Document your neighbourhood with your mother's old camera in this card drafting game where hand management and set collection is the way to victory.
Setup And Gameplay
Photograph consists of a deck of Photo cards in 7 different colours. Depending on the number of players (2-4), you may not use all of them. There are 12 cards in each colour. The numbers 1-12 are printed on the front and the colour and number range printed at the back (for example, 5 would be in the 1-6 range).
A grid (the Field) of 12-16 Photo cards are laid out on the table with some face-up, some face down.
Each player draws 5 cards from the Photo deck. For now, the order in which you draw them cannot be rearranged. Your first card drawn is at the back, your last is at the front.
On your turn, you must "Choose the subject" by taking 1-3 cards from the Field. These are added to the front of your hand.
Then you "Wind the film" by moving one card a number of places towards the front.
Finally, you "Snap the shot". This means you have to play as many cards from the back of your hand as you took from the Field.
The first Photo card of any colour can be played without issue.
Subsequent cards of that colour, however, must have a number that is within three of the most recent card. For example, if you have played a 7 your next card must be between a 10 and a 4.
Moreover, once you've played the second card of a colour, the rest of that colour's numbers must follow the same direction. For example, if you've played a 7 and a 9, you have to continue with ascending numbers.
If you have to play a card that does not follow the above rules, your shot is "Out of focus". You flip the card and lose 2 points.
The first to legally play 4 cards in a colour gets the "Good Shot" card, worth 5 points.
The game ends when the Photo deck can no longer refill the Field. Scores are based on how many cards you've played of each colour as well as Good Shots and Out Of Focus shots.
Experience And Replayability
Playing Photograph is quite a quick, very interesting, and somewhat hectic experience.
Every time the Field contains three or fewer cards, the remaining cards are discarded and the Field refilled.
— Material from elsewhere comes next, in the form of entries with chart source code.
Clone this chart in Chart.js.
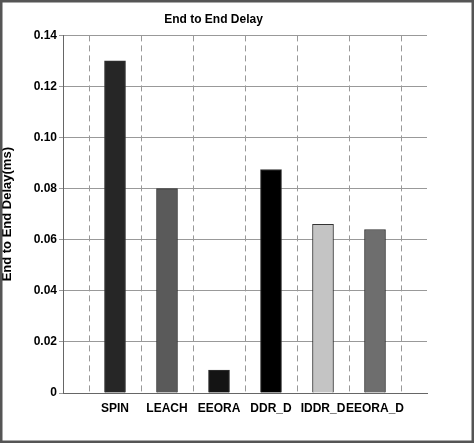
<!DOCTYPE html>
<html>
<head>
<script src="https://cdn.jsdelivr.net/npm/chart.js@4"></script>
<style>body{margin:0;background:#fff}#wrap{width:474px;height:443px}</style>
</head>
<body>
<div id="wrap"><canvas id="c"></canvas></div>
<script>
const categories = ["", "SPIN", "LEACH", "EEORA", "DDR_D", "IDDR_D", "EEORA_D", ""];
const delays = [null, 0.13, 0.08, 0.009, 0.0875, 0.066, 0.064, null];
const barColors = ["#000", "#262626", "#5a5a5a", "#141414", "#000000", "#c4c4c4", "#6e6e6e", "#000"];
const yTicks = [0, 0.02, 0.04, 0.06, 0.08, 0.1, 0.12, 0.14];

// frame around the whole picture
const frame = {
  id: "frame",
  afterDraw(chart) {
    const ctx = chart.ctx;
    ctx.save();
    ctx.strokeStyle = "#555";
    ctx.lineWidth = 5;
    ctx.strokeRect(0, 0, chart.width, chart.height);
    ctx.restore();
  }
};

Chart.defaults.font.family = "Liberation Sans, Arial, sans-serif";
Chart.defaults.color = "#000";

new Chart(document.getElementById("c").getContext("2d"), {
  type: "bar",
  data: {
    labels: categories,
    datasets: [{
      data: delays,
      backgroundColor: barColors,
      borderColor: "#333",
      borderWidth: 1,
      barThickness: 21
    }]
  },
  options: {
    responsive: true,
    maintainAspectRatio: false,
    animation: false,
    layout: { padding: { left: 0, right: 47, top: 0, bottom: 0 } },
    plugins: {
      legend: { display: false },
      tooltip: { enabled: false },
      title: {
        display: true,
        text: "End to End Delay",
        font: { size: 12, weight: "bold" },
        padding: { top: 12, bottom: 9 }
      }
    },
    scales: {
      x: {
        offset: false,
        grid: { color: "#999", borderDash: [6, 4], tickLength: 0 },
        border: { color: "#666", dash: [6, 4] },
        ticks: { font: { size: 12, weight: "bold" }, padding: 8, maxRotation: 0, autoSkip: false },
        afterFit: s => { s.height = 50; }
      },
      y: {
        min: 0,
        max: 0.14,
        afterBuildTicks: s => { s.ticks = yTicks.map(v => ({ value: v })); },
        grid: { color: "#999", tickLength: 4 },
        border: { color: "#666" },
        ticks: { font: { size: 12, weight: "bold" }, padding: 2 },
        title: {
          display: true,
          text: "End to End Delay(ms)",
          font: { size: 13, weight: "bold" },
          padding: { top: 0, bottom: 4 }
        },
        afterFit: s => { s.width = 63; }
      }
    }
  },
  plugins: [frame]
});
</script>
</body>
</html>
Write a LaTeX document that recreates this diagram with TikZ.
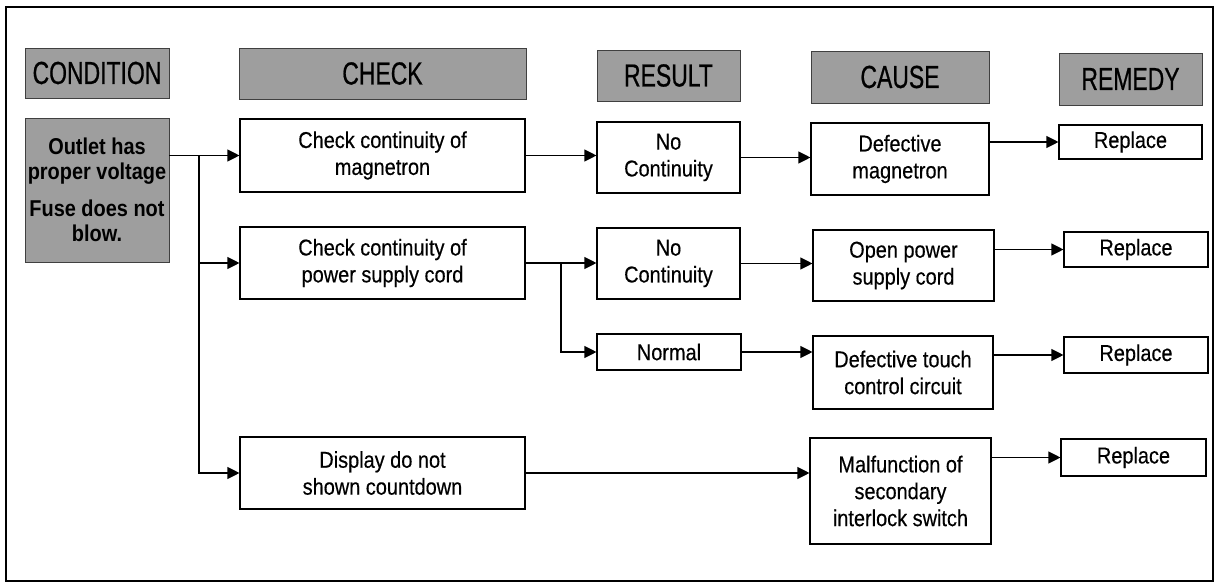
\documentclass[tikz,border=0pt]{standalone}
\usepackage{fontspec}
\setmainfont{Liberation Sans}[FakeStretch=0.87,FakeBold=0.4]
\newfontfamily\hdrfont{Liberation Sans}[FakeStretch=0.72,FakeBold=0.6]
\newfontfamily\condfont{Liberation Sans Bold}[FakeStretch=0.87]
\usetikzlibrary{arrows.meta}
\definecolor{hdrgray}{gray}{0.62}
\begin{document}
\begin{tikzpicture}[x=1bp,y=-1bp,
  box/.style={draw=black,line width=1.1bp,fill=white,inner sep=0pt,align=center,
    font=\fontsize{23}{27}\selectfont},
  hdr/.style={draw=black!75,line width=0.9bp,fill=hdrgray,inner sep=0pt,align=center,
    font=\hdrfont\fontsize{32}{34}\selectfont},
  condbox/.style={draw=black!75,line width=0.9bp,fill=hdrgray,inner sep=0pt,align=center,
    font=\condfont\fontsize{23}{25.5}\selectfont},
  conn/.style={line width=1.1bp},
  arr/.style={conn,-{Triangle[length=12bp,width=12bp]}}
]
\useasboundingbox (0,0) rectangle (1217,586);
\draw[line width=1.5bp] (6,7) rectangle (1213,581);

% headers
\node[hdr,minimum width=144bp,minimum height=50bp] (hcond) at (97,73) {CONDITION};
\node[hdr,minimum width=287bp,minimum height=51bp] (hcheck) at (382.5,73.5) {CHECK};
\node[hdr,minimum width=143bp,minimum height=51bp] (hres) at (668.5,75.5) {RESULT};
\node[hdr,minimum width=178bp,minimum height=52bp] (hcause) at (900,77) {CAUSE};
\node[hdr,minimum width=143bp,minimum height=52bp] (hrem) at (1130.5,79) {REMEDY};

% condition
\node[condbox,minimum width=144bp,minimum height=144bp] (cond) at (97,190)
  {Outlet has\\proper voltage\\[11bp]Fuse does not\\blow.};

% checks
\node[box,minimum width=285bp,minimum height=73bp] (chk1) at (382.5,155.5) {Check continuity of\\magnetron};
\node[box,minimum width=285bp,minimum height=72bp] (chk2) at (382.5,263) {Check continuity of\\power supply cord};
\node[box,minimum width=285bp,minimum height=72bp] (chk3) at (382.5,473) {Display do not\\shown countdown};

% results
\node[box,minimum width=143bp,minimum height=71bp] (res1) at (668.5,157.5) {No\\Continuity};
\node[box,minimum width=143bp,minimum height=71bp] (res2) at (668.5,263.5) {No\\Continuity};
\node[box,minimum width=144bp,minimum height=36bp] (norm) at (669,352) {Normal};

% causes
\node[box,minimum width=178bp,minimum height=72bp] (cau1) at (900,159) {Defective\\magnetron};
\node[box,minimum width=181bp,minimum height=71bp] (cau2) at (903.5,265.5) {Open power\\supply cord};
\node[box,minimum width=180bp,minimum height=73bp] (cau3) at (903,372.5) {Defective touch\\control circuit};
\node[box,minimum width=181bp,minimum height=106bp] (cau4) at (900.5,491) {Malfunction of\\secondary\\interlock switch};

% remedies
\node[box,minimum width=143bp,minimum height=34bp] (rem1) at (1130.5,142) {Replace};
\node[box,minimum width=144bp,minimum height=35bp] (rem2) at (1136,249.5) {Replace};
\node[box,minimum width=144bp,minimum height=36bp] (rem3) at (1136,355) {Replace};
\node[box,minimum width=145bp,minimum height=37bp] (rem4) at (1133.5,457.5) {Replace};

% junction coordinates
\coordinate (j1) at (199,0);
\coordinate (j2) at (561,0);

% connectors
\draw[arr] (cond.east |- chk1.west) -- (chk1.west);
\draw[arr] (j1 |- chk1.west) -- (j1 |- chk3.west) -- (chk3.west);
\draw[arr] (j1 |- chk2.west) -- (chk2.west);

\draw[arr] (chk1.east) -- (chk1.east -| res1.west);
\draw[arr] (res1.east) -- (res1.east -| cau1.west);
\draw[arr] (cau1.east |- rem1.west) -- (rem1.west);

\draw[arr] (chk2.east) -- (chk2.east -| res2.west);
\draw[arr] (j2 |- chk2.east) -- (j2 |- norm.west) -- (norm.west);
\draw[arr] (res2.east) -- (res2.east -| cau2.west);
\draw[arr] (cau2.east |- rem2.west) -- (rem2.west);
\draw[arr] (norm.east) -- (norm.east -| cau3.west);
\draw[arr] (cau3.east |- rem3.west) -- (rem3.west);

\draw[arr] (chk3.east) -- (chk3.east -| cau4.west);
\draw[arr] (cau4.east |- rem4.west) -- (rem4.west);
\end{tikzpicture}
\end{document}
As such, you burn through the deck quite quickly. Between this and the players' ability to take up to three cards on their turn, the Field can change a lot between your own turns, and valuable cards can easily get lost to the discard pile or your opponents.
This also means that in your turn, you have a good few decisions to make. Which cards fit with the cards you've played so far? Which of those cards might your opponent want? How many cards are you willing to have to play from the back of your hand? How good are the chances that the face-down cards will be what you need?
About two thirds through the game, you reach a card in the deck called the "Sunset Card". This makes all players immediately Wind the film and play the two cards at the back of their hand. From then on, everyone only has a hand of three cards (before you take cards from the Field).
This makes the decision of which card to move when you Wind the film even more important, as cards get played much quicker after they have been taken. It also adds extra pressure to really consider how many cards you want to take.
You'll need a lot of luck to get through a game without any shots Out Of Focus.
Luck in general plays a significant role in Photograph.
The decisions outlined above do mean that there is a strong strategic side to the game, but ultimately you are at the mercy of not only which cards are drawn to the Field but their order, too.
Once you have played your first cards in each colour, you will spend a lot of time hoping that the Field will be kind to you and give you the next cards in an order that allows you to play as many of them as possible.
The randomness of the card order means that scores can swing widely between players and from game to game, and it also means that no two games will be the same. As a result, Photograph is very replayable. Even playing with different numbers of players will change the speed of the game immensely.
If you don't think you will like the amount of luck in Photograph, I would recommend Kanagawa. Both games are about drafting to put together rows of pictures and you get extra points for making certain sets.
Alternatively, if you would like a more cooperative game where you still have to keep track of the order of the cards in your hand and play them in a certain order lest you incur penalties, you may like Hanabi.
Art And Components
All of the cards in Photograph are of good quality, durable, laminated cardboard.
The Photo cards are charmingly illustrated as film frames, with each colour showing different parts or shots of a different scene or location.
As you play through the game, you get a real sense of what the in-game neighbourhood is like, and what the photographer thinks is interesting. This, of course, is not part of the gameplay itself, but it's fun to look out for nonetheless.
The game also includes player aids for how to do your turn, how to set up the Field, and how to count up your points.
Finally, the game box itself is quite small, making the game well suited for bringing around on travels.
Photograph is a quick, fun game with an ever-changing game Field and lots of decisions to make.
I especially think the fact that you can only rearrange one card per turn is really cool and makes for interesting choices: Which cards to keep for later, and which to just get out of your hand, regardless of point loss.
There is a lot of luck involved, especially with regards to the order cards are made available. Players do not interact much during a game, only the cards you take influence the others.
For these reasons, Photograph can sometimes feel like competitive Solitaire with extra steps. That will not be for everyone, but I have had a good experience every time I've played, whether the deck was in my favour or not.